» Data provided:
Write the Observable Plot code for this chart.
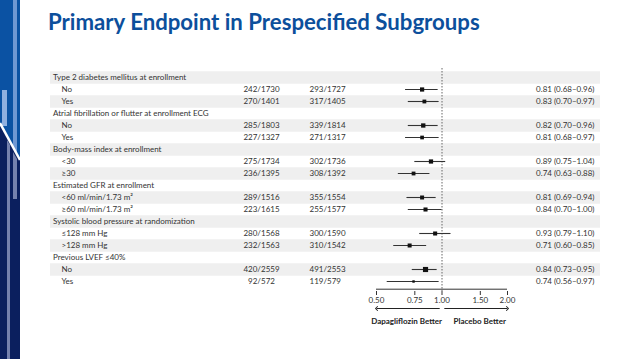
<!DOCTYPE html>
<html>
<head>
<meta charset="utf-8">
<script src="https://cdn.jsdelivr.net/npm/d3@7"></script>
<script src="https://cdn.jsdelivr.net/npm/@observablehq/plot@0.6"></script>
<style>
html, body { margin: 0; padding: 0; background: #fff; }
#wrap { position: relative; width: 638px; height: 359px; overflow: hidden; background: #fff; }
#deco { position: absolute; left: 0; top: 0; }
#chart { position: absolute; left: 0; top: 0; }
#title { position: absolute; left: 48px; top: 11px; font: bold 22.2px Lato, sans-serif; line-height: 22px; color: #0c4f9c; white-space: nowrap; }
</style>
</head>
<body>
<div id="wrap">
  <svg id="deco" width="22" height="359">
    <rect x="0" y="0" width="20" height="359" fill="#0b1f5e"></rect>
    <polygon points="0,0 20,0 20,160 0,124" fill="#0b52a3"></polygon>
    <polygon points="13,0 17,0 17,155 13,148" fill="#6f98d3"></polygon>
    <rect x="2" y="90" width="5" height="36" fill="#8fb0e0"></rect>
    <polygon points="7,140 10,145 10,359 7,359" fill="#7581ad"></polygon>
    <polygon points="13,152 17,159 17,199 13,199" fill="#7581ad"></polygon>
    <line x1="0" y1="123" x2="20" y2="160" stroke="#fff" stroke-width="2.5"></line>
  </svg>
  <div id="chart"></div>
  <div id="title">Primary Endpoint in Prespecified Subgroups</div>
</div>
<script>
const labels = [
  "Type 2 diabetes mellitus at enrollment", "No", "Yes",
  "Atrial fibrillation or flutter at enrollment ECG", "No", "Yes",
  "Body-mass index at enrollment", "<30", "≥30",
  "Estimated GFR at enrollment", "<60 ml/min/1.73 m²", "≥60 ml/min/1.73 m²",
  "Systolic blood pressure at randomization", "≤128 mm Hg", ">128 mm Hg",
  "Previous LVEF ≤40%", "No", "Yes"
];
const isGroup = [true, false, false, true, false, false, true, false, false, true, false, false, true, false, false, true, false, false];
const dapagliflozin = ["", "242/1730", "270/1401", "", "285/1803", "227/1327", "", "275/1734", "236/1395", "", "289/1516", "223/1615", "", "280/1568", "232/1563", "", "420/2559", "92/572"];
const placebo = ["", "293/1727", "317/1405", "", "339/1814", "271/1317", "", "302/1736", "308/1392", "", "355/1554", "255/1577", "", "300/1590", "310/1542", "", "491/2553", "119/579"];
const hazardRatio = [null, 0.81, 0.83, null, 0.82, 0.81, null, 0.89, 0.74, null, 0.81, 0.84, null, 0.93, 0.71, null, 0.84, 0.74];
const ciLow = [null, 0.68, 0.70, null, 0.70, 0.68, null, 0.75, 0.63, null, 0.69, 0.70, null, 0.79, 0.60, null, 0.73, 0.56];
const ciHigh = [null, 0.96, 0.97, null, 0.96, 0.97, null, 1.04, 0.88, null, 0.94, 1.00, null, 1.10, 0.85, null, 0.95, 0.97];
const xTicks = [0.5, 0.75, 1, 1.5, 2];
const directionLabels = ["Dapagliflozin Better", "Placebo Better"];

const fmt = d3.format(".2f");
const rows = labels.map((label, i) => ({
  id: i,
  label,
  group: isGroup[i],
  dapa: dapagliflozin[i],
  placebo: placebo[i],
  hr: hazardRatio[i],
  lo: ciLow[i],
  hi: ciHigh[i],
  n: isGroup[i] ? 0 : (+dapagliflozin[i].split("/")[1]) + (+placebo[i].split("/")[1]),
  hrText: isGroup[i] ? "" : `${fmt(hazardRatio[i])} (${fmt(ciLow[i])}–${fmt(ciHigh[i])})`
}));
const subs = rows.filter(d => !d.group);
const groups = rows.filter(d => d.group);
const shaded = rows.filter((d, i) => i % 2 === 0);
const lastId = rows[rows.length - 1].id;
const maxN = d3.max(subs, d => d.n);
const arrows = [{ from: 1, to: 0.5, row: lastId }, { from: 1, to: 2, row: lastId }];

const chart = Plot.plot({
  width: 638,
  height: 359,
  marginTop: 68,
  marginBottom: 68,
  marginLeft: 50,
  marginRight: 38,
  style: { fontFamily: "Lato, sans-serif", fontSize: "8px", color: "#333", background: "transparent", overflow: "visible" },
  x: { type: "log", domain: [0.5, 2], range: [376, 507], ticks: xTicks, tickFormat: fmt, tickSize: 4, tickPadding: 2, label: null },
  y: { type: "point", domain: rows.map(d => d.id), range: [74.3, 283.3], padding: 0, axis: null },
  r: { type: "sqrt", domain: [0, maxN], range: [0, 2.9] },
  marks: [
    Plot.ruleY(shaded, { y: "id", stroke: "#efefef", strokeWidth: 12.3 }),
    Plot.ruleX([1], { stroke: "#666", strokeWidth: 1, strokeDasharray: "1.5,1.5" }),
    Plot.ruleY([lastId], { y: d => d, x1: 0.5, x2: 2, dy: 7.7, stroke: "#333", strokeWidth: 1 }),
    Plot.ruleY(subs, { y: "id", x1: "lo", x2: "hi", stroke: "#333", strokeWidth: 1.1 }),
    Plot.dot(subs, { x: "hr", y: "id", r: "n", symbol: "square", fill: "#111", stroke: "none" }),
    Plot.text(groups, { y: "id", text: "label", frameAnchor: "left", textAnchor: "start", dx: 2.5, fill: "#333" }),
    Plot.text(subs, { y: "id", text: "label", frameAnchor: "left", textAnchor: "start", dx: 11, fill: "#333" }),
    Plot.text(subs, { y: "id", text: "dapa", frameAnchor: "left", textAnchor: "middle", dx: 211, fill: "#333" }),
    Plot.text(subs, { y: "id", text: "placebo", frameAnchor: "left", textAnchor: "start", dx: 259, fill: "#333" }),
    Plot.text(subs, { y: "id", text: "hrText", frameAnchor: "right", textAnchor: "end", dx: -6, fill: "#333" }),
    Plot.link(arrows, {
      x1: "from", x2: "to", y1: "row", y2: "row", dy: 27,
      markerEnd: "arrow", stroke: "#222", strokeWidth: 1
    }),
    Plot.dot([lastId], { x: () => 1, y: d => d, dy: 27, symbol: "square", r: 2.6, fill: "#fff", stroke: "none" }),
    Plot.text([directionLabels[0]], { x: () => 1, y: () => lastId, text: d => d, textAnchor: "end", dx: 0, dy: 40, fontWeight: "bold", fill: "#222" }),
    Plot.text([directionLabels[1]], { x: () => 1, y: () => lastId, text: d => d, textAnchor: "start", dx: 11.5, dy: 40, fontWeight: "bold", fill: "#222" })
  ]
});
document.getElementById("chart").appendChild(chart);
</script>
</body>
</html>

» The task:
Identify which lines contain the word "chart" and copy each one.

» Exercise result:
Write the Observable Plot code for this chart.
#chart { position: absolute; left: 0; top: 0; }
  <div id="chart"></div>
const chart = Plot.plot({
document.getElementById("chart").appendChild(chart);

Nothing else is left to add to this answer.